I have only just had time to visit the Oracle, and I’m drugged up to the eyeballs with pain-killers for another stupid pulled back muscle. Weeding yellow avens, tough, deep-rooted, tenacious beggars. The Oracle has given me an appropriately off-my-head sort of a poem, with a nod and a wink to Paolo Conte.

Blue as dreaming

Blue, he said, listening to the rain,
blue and far away,
not knowing how else to reply.

I painted my canvases,
blue and far away,
my islands of dreams,
asked nothing that required an answer.

He listened to the rain,
while the wind blew them away,
islands and dreams.

Far away, the islands lie,
cloaked in mist,
blue as a dream,

and when he dips a brush in the sea,
it drips sadness,
round as moons,
as eyes filled with tears.

He came looking for a woman
and found only me,

the brush I held,
golden as laughter and yellow suns,
red as the tip of my tongue.

The brevity of happiness

The brevity of happiness

Eggs hatch, nestlings,
and death fledges
from the first instants.

Feathered life is short,
a breath on the wind,
a wing shadow plunging,
furred agility balancing.

But such a life, canopied
by the sky and blowing leaves,
behind the palisade woven
with love by parents’ beaks,
this womb of the spring world,
greening to balmy summer,
is perhaps as sweet in its brevity
as our lingering, in fume-filled boxes,
screeching with the voices
of a million million machines.

Morning meadow with pheasants

As I was staring at the Oracle’s words, wondering how to make sense of them, one of the pheasants started cough-crowing outside.
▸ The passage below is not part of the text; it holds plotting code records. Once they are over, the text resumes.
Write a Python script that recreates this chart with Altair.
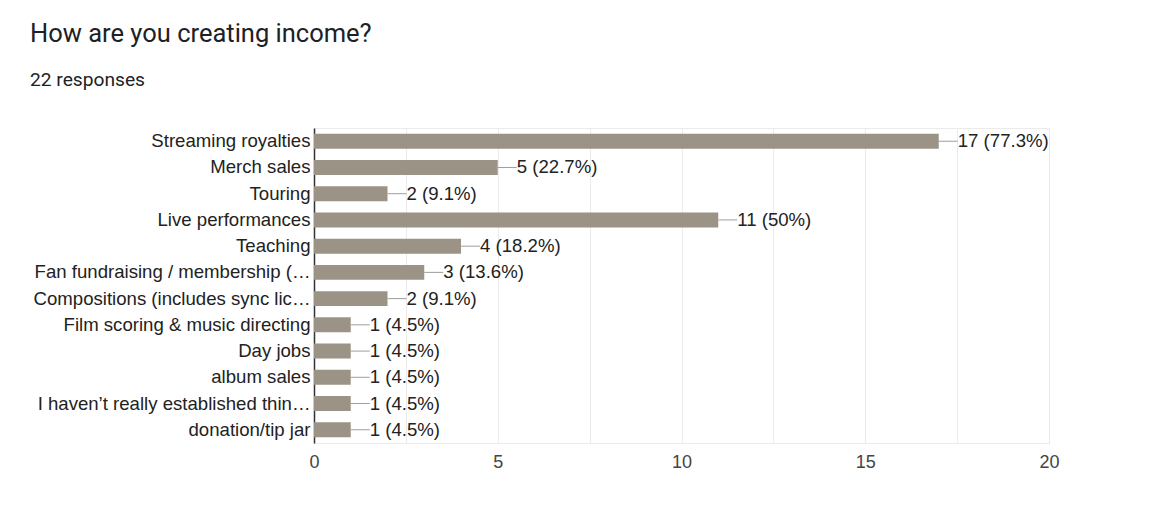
import altair as alt
import pandas as pd

categories = [
    "Streaming royalties",
    "Merch sales",
    "Touring",
    "Live performances",
    "Teaching",
    "Fan fundraising / membership (…",
    "Compositions (includes sync lic…",
    "Film scoring & music directing",
    "Day jobs",
    "album sales",
    "I haven’t really established thin…",
    "donation/tip jar",
]
counts = [17, 5, 2, 11, 4, 3, 2, 1, 1, 1, 1, 1]
percents = ["77.3%", "22.7%", "9.1%", "50%", "18.2%", "13.6%", "9.1%", "4.5%", "4.5%", "4.5%", "4.5%", "4.5%"]
x_ticks = [0, 2.5, 5, 7.5, 10, 12.5, 15, 17.5, 20]

df = pd.DataFrame({
    "category": categories,
    "count": counts,
    "label": [f"{c} ({p})" for c, p in zip(counts, percents)],
})

y_enc = alt.Y("category:N", sort=categories, title=None,
              scale=alt.Scale(paddingInner=0.43, paddingOuter=0.22),
              axis=alt.Axis(ticks=False, domain=True, domainColor="#333333", domainWidth=1.5,
                            labelFont="Liberation Sans", labelFontSize=18.6, labelColor="#222222",
                            labelPadding=4, labelLimit=400, grid=False))
x_enc = alt.X("count:Q", title=None,
              scale=alt.Scale(domain=[0, 20], nice=False),
              axis=alt.Axis(values=x_ticks, ticks=False, domain=False, labelFlush=False,
                            labelExpr="datum.value % 5 == 0 ? datum.label : ''",
                            labelFont="Liberation Sans", labelFontSize=18, labelColor="#444444",
                            labelPadding=10, gridColor="#ebebeb", grid=True))

base = alt.Chart(df)
bars = base.mark_bar(color="#9b9385").encode(x=x_enc, y=y_enc)
leaders = base.mark_rule(color="#9e9e9e", strokeWidth=1, x2Offset=19).encode(
    x="count:Q", x2="count:Q", y=alt.Y("category:N", sort=categories))
texts = base.mark_text(align="left", baseline="middle", dx=19, font="Liberation Sans",
                       fontSize=18.6, color="#222222").encode(
    x="count:Q", y=alt.Y("category:N", sort=categories), text="label:N")

chart = alt.layer(bars, leaders, texts).properties(
    width=735, height=315,
    autosize=alt.AutoSizeParams(type="none"),
    padding={"left": 306, "top": 120, "right": 100, "bottom": 70},
    title=alt.TitleParams(
        text="How are you creating income?",
        subtitle="22 responses",
        anchor="start", frame="group", dx=-284, offset=38,
        font="Roboto", fontSize=25.5, fontWeight="normal", color="#202124",
        subtitleFont="Roboto", subtitleFontSize=19.2, subtitleColor="#202124",
        subtitlePadding=23,
    ),
).configure_view(stroke="#ebebeb")

chart.save("out.html", embed_options={"renderer": "svg", "actions": False})
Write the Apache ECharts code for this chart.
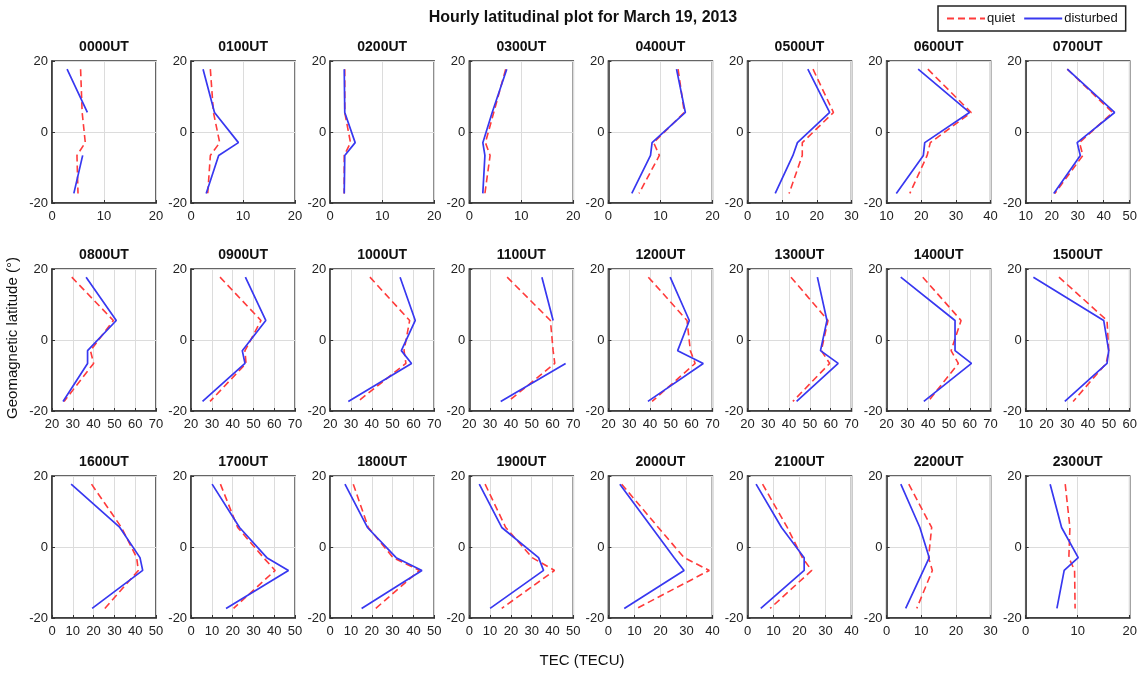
<!DOCTYPE html>
<html>
<head>
<meta charset="utf-8">
<script src="https://cdn.jsdelivr.net/npm/echarts@6/dist/echarts.min.js"></script>
<style>
html, body { margin: 0; padding: 0; background: #fff; }
#chart { width: 1145px; height: 673px; }
</style>
</head>
<body>
<div id="chart"></div>
<script>
// panel hours (UT) and the geomagnetic latitudes of the stations
const hours = ['0000', '0100', '0200', '0300', '0400', '0500', '0600', '0700',
  '0800', '0900', '1000', '1100', '1200', '1300', '1400', '1500',
  '1600', '1700', '1800', '1900', '2000', '2100', '2200', '2300']
const lat = [17.7, 5.5, -3, -6.6, -17.3]

// x range (TEC) of each panel
const xMin = [0, 0, 0, 0, 0, 0, 10, 10, 20, 20, 20, 20, 20, 20, 20, 10, 0, 0, 0, 0, 0, 0, 0, 0]
const xMax = [20, 20, 20, 20, 20, 30, 40, 50, 70, 70, 70, 70, 70, 70, 70, 60, 50, 50, 50, 50, 40, 40, 30, 20]
const yTicks = [-20, 20]

// TEC per latitude (same order as lat)
const quiet = [
  [5.5, 5.8, 6.4, 4.8, 5.0],
  [3.7, 4.3, 5.5, 3.7, 3.2],
  [2.8, 2.8, 3.9, 2.7, 2.7],
  [7.0, 4.7, 3.1, 4.0, 3.0],
  [13.4, 14.6, 8.7, 9.8, 5.9],
  [18.9, 24.8, 15.8, 15.8, 12.0],
  [21.9, 34.4, 22.6, 21.7, 16.7],
  [26.0, 43.4, 30.7, 32.0, 21.2],
  [29.5, 49.5, 38.5, 40.0, 25.8],
  [33.9, 53.6, 45.9, 46.4, 29.1],
  [39.1, 58.2, 55.5, 56.4, 33.3],
  [38.2, 59.0, 60.3, 61.1, 38.7],
  [39.2, 57.8, 59.4, 61.7, 41.0],
  [40.9, 58.7, 55.5, 59.5, 41.8],
  [37.4, 55.8, 51.0, 54.5, 40.0],
  [26.0, 49.1, 49.9, 48.7, 32.8],
  [19.0, 33.4, 40.7, 41.5, 25.4],
  [14.1, 22.4, 34.8, 40.4, 20.4],
  [11.1, 18.3, 30.2, 42.9, 21.9],
  [7.6, 17.5, 30.2, 41.0, 15.6],
  [5.1, 19.2, 29.1, 38.8, 10.9],
  [5.8, 15.3, 21.1, 24.7, 8.7],
  [6.4, 13.0, 12.1, 13.2, 8.7],
  [7.6, 8.5, 8.3, 9.4, 9.5]
]
const disturbed = [
  [2.9, 6.8, null, 5.9, 4.2],
  [2.3, 4.5, 9.1, 5.3, 2.9],
  [2.7, 2.8, 4.8, 2.8, 2.7],
  [7.2, 4.4, 2.6, 3.0, 2.6],
  [13.1, 14.8, 8.4, 8.1, 4.5],
  [17.4, 23.7, 14.4, 13.1, 8.0],
  [19.1, 33.9, 21.0, 20.6, 12.8],
  [26.0, 44.2, 29.8, 31.0, 20.8],
  [36.4, 50.9, 37.1, 37.1, 25.3],
  [46.1, 55.9, 44.6, 45.9, 25.5],
  [53.6, 60.9, 54.2, 59.1, 28.7],
  [54.9, 60.3, null, 66.3, 35.1],
  [49.7, 58.9, 53.3, 65.6, 39.0],
  [53.6, 58.2, 55.1, 63.6, 43.6],
  [26.8, 52.9, 52.9, 60.8, 37.9],
  [13.7, 47.5, 49.9, 49.1, 28.8],
  [9.2, 32.6, 42.3, 43.6, 19.3],
  [10.1, 23.3, 36.4, 46.8, 16.8],
  [7.1, 17.9, 31.7, 44.1, 15.1],
  [4.8, 15.6, 33.3, 35.7, 10.0],
  [4.4, 16.7, 25.3, 29.1, 6.1],
  [3.3, 13.1, 21.8, 21.8, 5.1],
  [4.1, 9.6, 12.3, 10.6, 5.5],
  [4.7, 6.9, 10.1, 7.4, 6.0]
]

const chart = echarts.init(document.getElementById('chart'))

const FONT = '"Liberation Sans", Arial, sans-serif'
const rowTop = [61, 269, 476]
const boxW = 104
const boxH = 142
const colLeft = c => 52 + c * 139.1

let grids = [], xAxes = [], yAxes = [], series = [], graphics = []

hours.forEach((h, i) => {
  let r = Math.floor(i / 8), c = i % 8
  let left = colLeft(c), top = rowTop[r]
  grids.push({
    left: left, top: top, width: boxW, height: boxH,
    show: true, borderColor: '#333', borderWidth: 1.5, backgroundColor: '#fff'
  })
  xAxes.push({
    type: 'value', gridIndex: i, min: xMin[i], max: xMax[i], interval: 10,
    axisLine: { show: true, onZero: false, lineStyle: { color: '#333', width: 1.5 } },
    axisTick: { show: true, inside: true, length: 3, lineStyle: { color: '#333' } },
    axisLabel: { fontFamily: FONT, fontSize: 13, color: '#222', margin: 7 },
    splitLine: { show: true, lineStyle: { color: '#dcdcdc', width: 1 } }
  })
  yAxes.push({
    type: 'value', gridIndex: i, min: yTicks[0], max: yTicks[1], interval: 20,
    axisLine: { show: true, onZero: false, lineStyle: { color: '#333', width: 1.5 } },
    axisTick: { show: true, inside: true, length: 3, lineStyle: { color: '#333' } },
    axisLabel: { fontFamily: FONT, fontSize: 13, color: '#222', margin: 4 },
    splitLine: { show: true, lineStyle: { color: '#dcdcdc', width: 1 } }
  })
  series.push({
    name: 'quiet', type: 'line', xAxisIndex: i, yAxisIndex: i,
    data: lat.map((y, k) => [quiet[i][k], y]),
    showSymbol: false, symbol: 'none', silent: true,
    color: '#ff3b3b',
    lineStyle: { color: '#ff3b3b', width: 1.6, type: [7, 4] }
  })
  series.push({
    name: 'disturbed', type: 'line', xAxisIndex: i, yAxisIndex: i,
    data: lat.map((y, k) => [disturbed[i][k], y]),
    showSymbol: false, symbol: 'none', silent: true,
    color: '#3838f0',
    lineStyle: { color: '#3838f0', width: 1.7 }
  })
  graphics.push({
    type: 'text', x: left + boxW / 2, y: top - 7,
    style: {
      text: h + 'UT', fill: '#111', align: 'center', verticalAlign: 'bottom',
      font: 'bold 14px ' + FONT
    }
  })
})

graphics.push({
  type: 'text', x: 583, y: 18,
  style: {
    text: 'Hourly latitudinal plot for March 19, 2013', fill: '#111',
    align: 'center', verticalAlign: 'middle', font: 'bold 16px ' + FONT
  }
})
graphics.push({
  type: 'text', x: 582, y: 661,
  style: {
    text: 'TEC (TECU)', fill: '#111', align: 'center', verticalAlign: 'middle',
    font: '15px ' + FONT
  }
})
graphics.push({
  type: 'text', x: 13, y: 338, rotation: Math.PI / 2,
  style: {
    text: 'Geomagnetic latitude (°)', fill: '#111', align: 'center', verticalAlign: 'middle',
    font: '15px ' + FONT
  }
})

chart.setOption({
  animation: false,
  backgroundColor: '#fff',
  legend: {
    data: ['quiet', 'disturbed'],
    left: 938, top: 6,
    padding: [6, 8],
    itemWidth: 38, itemHeight: 10, itemGap: 8,
    itemStyle: { opacity: 0 },
    borderColor: '#222', borderWidth: 1.5,
    textStyle: { fontFamily: FONT, fontSize: 13, color: '#111', padding: [0, 0, 0, -3] }
  },
  grid: grids,
  xAxis: xAxes,
  yAxis: yAxes,
  series: series,
  graphic: graphics
})
</script>
</body>
</html>
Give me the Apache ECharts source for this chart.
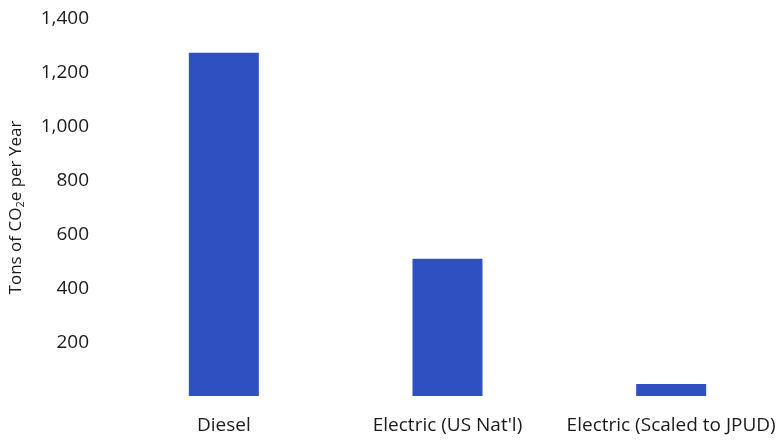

Suddenly I knew what they meant.

Morning meadow with pheasants

The morning cries out to me
with the voice of the pheasant,
the great glossy jungle fowl,

and I wonder how they last through the night,
the chicks in the nest, when fox and weasel prowl,
and the long grass hides nothing from gimlet eyes.

The sky looks down, and I look
for the fabled haloed beneficence,
the sun-smile of protecting motherly arms,

see only gnarled, cold fingers that refuse to die,
teeth that glitter in the dark, hear the pulsing
steel pump in the chest that never slows.

We are all chicks, downy and wingless,
the darkness full of gimlet eyes and insatiable bellies.